(Figure scripts)
++++++++++++++++++++

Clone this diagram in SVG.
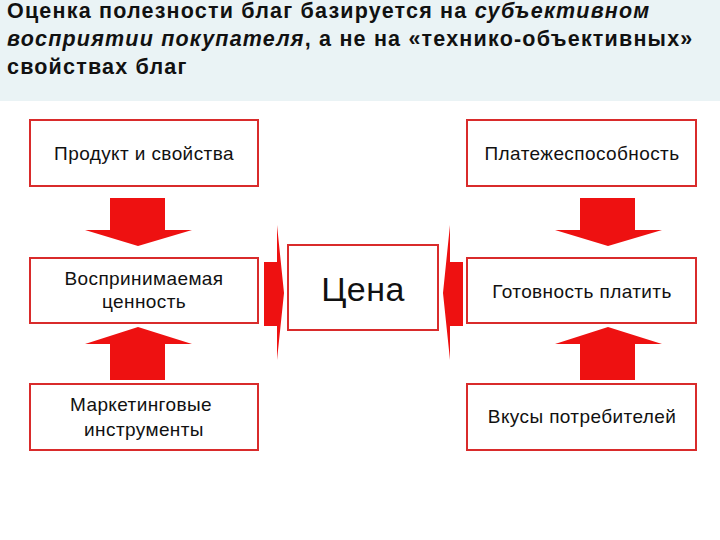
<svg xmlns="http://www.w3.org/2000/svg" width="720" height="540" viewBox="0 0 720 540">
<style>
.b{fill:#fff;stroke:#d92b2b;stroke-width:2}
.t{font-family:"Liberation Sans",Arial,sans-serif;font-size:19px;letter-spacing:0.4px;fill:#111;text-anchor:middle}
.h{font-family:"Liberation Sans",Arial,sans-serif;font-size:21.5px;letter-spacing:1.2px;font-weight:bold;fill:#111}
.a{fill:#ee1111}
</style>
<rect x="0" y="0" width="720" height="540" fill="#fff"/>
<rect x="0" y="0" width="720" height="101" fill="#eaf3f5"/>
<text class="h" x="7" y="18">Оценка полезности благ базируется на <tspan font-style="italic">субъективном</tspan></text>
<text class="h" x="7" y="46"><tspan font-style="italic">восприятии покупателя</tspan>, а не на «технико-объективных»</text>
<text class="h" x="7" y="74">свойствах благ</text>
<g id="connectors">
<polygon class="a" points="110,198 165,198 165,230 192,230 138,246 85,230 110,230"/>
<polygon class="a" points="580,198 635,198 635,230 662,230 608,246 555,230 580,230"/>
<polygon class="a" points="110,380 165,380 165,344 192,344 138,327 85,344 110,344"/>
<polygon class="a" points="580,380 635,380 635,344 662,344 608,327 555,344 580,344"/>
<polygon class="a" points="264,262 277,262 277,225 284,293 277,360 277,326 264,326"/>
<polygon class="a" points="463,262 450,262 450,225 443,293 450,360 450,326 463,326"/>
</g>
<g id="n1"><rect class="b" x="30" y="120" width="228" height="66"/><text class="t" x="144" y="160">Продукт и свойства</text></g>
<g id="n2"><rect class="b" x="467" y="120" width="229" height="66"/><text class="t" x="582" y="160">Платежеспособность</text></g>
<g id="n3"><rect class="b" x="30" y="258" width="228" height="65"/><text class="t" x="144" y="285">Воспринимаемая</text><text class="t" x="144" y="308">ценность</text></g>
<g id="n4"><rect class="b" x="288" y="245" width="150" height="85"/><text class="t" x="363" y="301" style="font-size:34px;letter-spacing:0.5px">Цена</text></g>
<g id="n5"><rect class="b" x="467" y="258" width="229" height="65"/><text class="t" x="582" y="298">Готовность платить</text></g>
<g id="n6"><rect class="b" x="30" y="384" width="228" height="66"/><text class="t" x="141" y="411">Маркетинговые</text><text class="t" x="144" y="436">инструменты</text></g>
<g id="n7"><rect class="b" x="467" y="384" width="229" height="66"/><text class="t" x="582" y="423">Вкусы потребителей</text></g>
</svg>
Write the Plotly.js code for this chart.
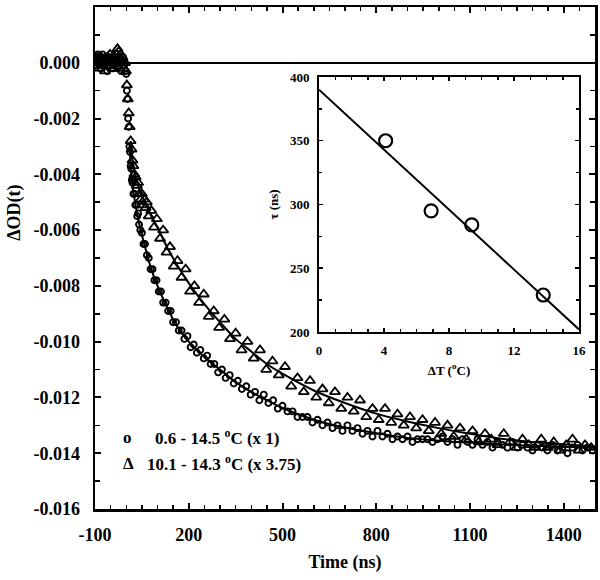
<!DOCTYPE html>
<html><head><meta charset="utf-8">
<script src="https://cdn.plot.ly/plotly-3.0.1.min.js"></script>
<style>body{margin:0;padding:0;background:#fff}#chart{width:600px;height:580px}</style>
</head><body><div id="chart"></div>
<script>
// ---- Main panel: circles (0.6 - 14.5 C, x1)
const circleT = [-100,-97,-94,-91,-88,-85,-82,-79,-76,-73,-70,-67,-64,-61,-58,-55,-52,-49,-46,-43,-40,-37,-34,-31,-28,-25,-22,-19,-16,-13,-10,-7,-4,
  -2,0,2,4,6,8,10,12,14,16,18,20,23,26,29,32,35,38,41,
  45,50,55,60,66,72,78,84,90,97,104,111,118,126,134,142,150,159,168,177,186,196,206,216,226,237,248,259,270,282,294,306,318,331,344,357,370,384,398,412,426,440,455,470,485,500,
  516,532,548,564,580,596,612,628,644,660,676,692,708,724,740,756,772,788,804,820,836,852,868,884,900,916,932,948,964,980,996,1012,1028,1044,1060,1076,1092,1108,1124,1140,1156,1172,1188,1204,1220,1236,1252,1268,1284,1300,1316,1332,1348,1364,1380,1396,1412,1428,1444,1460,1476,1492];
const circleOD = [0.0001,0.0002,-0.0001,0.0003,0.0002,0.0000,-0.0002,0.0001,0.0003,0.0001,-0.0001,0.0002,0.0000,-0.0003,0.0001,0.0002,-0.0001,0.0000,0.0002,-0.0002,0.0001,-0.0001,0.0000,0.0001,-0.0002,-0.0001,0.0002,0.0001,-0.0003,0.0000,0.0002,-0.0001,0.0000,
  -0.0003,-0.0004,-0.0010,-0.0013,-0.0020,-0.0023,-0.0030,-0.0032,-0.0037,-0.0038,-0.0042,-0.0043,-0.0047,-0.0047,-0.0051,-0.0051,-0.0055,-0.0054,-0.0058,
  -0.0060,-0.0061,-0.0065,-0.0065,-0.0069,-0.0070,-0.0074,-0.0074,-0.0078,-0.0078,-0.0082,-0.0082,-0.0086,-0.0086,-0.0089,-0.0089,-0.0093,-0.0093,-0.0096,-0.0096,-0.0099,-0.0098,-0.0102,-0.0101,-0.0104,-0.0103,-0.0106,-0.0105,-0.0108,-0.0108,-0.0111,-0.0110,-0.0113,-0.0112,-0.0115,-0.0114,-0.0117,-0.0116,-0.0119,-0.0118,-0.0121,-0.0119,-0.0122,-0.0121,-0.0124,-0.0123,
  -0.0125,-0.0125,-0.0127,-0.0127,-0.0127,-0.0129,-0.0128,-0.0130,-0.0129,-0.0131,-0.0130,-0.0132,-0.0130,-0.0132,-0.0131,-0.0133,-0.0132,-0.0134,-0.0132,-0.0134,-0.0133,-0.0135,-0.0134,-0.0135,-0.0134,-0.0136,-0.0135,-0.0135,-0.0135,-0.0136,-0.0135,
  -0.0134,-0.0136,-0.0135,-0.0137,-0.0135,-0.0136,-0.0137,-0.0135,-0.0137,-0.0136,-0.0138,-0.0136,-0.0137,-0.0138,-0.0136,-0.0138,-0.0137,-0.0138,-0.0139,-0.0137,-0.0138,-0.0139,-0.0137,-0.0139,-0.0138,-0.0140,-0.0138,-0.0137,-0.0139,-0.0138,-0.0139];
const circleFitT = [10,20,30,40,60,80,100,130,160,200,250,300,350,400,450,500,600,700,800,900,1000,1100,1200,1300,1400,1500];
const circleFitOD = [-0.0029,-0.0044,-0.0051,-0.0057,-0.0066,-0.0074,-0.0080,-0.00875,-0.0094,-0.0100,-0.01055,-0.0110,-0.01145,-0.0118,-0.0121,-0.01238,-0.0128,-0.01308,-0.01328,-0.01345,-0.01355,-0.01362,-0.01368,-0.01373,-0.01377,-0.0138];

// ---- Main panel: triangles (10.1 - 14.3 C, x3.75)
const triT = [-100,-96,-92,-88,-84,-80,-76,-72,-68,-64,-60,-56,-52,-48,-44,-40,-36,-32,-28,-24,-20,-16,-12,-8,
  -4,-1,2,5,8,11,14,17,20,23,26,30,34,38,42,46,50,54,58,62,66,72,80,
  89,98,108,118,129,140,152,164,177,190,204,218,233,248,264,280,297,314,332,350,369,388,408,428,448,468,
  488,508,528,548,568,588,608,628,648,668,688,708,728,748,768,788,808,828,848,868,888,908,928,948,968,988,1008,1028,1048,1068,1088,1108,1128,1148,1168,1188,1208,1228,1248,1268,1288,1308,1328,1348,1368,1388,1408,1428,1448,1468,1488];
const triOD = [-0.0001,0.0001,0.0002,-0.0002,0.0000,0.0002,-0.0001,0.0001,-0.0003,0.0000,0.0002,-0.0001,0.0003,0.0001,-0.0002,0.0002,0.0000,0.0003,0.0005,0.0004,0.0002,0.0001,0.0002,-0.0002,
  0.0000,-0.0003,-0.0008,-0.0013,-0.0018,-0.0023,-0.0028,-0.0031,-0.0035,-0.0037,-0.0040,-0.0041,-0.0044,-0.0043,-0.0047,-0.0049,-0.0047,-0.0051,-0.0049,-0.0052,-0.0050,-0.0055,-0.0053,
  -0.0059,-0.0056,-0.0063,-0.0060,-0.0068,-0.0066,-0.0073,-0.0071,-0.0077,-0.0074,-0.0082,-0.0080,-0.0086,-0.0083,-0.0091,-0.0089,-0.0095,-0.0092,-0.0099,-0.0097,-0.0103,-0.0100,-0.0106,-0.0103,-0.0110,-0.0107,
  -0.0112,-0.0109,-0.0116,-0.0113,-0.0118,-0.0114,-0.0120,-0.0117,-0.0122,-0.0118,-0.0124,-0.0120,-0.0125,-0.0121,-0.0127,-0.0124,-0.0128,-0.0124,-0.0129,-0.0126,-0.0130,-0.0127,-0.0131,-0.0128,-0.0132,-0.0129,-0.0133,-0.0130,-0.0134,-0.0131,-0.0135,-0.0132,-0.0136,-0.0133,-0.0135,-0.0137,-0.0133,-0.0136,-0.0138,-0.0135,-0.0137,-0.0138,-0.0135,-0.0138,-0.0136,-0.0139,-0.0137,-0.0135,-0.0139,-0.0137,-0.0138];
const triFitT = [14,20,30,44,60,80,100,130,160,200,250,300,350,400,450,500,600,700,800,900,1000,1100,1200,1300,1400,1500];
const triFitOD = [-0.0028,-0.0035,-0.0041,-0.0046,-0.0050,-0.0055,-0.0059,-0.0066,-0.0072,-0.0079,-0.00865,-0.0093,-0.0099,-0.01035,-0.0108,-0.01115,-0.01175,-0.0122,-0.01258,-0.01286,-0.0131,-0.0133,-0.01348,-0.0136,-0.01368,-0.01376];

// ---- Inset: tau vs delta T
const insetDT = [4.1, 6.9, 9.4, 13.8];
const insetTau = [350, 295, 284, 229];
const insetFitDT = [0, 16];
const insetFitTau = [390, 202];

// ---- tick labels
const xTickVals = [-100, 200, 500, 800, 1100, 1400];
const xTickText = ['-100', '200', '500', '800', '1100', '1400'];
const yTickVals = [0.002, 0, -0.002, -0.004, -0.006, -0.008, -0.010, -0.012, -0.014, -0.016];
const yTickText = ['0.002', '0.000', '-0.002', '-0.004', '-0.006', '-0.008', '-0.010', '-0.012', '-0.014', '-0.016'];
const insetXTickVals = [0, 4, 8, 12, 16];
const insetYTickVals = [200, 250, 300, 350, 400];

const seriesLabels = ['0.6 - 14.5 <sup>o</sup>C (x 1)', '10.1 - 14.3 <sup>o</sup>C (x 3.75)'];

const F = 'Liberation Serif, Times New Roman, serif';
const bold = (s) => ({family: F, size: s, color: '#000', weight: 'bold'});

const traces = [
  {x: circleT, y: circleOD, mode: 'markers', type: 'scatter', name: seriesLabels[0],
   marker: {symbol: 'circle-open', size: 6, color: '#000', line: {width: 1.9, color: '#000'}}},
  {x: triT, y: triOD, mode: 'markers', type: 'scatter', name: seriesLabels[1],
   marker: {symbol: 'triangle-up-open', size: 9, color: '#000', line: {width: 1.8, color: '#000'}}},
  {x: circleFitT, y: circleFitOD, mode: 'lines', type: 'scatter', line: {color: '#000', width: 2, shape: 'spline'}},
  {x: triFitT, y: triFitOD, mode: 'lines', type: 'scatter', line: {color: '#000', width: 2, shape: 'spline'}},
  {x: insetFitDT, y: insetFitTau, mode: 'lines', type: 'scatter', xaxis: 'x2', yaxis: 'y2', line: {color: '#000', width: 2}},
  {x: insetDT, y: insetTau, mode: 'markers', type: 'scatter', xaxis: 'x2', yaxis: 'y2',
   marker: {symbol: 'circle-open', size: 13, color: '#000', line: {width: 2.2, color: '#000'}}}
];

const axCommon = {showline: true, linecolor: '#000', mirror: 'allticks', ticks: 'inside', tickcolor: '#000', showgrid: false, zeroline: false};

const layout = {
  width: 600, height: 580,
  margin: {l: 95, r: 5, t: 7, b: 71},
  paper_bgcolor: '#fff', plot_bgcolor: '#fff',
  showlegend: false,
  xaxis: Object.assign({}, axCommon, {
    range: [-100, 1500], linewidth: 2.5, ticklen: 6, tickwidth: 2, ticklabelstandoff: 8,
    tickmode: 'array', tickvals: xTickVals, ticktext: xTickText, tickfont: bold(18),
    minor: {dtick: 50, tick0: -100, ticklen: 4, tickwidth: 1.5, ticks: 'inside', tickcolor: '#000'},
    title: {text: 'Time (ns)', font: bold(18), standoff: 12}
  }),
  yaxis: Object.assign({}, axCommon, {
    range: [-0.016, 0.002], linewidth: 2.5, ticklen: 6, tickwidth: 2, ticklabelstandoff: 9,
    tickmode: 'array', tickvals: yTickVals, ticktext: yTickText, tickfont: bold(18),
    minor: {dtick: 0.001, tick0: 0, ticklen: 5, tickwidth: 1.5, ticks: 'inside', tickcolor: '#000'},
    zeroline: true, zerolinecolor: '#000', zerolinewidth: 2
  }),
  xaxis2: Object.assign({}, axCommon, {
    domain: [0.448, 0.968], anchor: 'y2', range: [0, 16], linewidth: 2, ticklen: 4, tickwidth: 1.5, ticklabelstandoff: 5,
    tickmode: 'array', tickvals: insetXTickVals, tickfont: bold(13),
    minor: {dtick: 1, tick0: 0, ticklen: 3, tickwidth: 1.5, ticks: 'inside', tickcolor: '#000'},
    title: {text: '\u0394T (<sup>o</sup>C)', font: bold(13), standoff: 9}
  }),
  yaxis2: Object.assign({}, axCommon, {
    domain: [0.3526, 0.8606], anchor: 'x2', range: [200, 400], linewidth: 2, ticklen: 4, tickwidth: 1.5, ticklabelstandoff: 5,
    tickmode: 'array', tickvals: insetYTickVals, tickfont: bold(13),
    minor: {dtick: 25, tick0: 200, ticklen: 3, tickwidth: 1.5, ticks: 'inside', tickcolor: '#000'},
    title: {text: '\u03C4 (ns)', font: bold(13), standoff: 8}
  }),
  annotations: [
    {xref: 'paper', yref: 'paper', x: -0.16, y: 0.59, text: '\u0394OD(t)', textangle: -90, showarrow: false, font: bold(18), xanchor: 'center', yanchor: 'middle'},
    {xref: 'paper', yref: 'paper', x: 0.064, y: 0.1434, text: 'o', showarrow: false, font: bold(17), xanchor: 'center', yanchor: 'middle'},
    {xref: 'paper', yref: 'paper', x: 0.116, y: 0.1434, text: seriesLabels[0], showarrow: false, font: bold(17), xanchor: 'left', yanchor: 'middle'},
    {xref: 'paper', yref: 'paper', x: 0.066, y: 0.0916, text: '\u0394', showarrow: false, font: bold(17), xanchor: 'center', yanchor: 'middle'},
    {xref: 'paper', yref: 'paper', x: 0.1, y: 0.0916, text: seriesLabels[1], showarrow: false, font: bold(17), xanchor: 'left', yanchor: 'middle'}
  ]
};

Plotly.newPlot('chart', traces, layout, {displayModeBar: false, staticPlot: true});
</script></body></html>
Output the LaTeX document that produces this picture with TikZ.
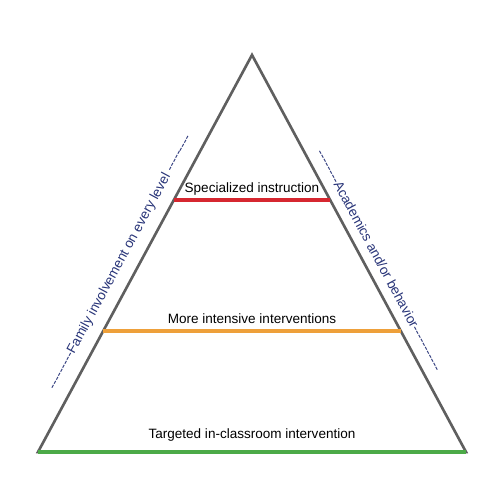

++++++++++++++++++++

EXERCISE BRIEF: Find every line that holds "chart" and copy it.

THE ANSWER:
Write the Plotly.js code for this chart.
<style>body{margin:0;padding:0;background:#fff}#chart{width:600px;height:580px}</style>
</head><body><div id="chart"></div>
Plotly.newPlot('chart', traces, layout, {displayModeBar: false, staticPlot: true});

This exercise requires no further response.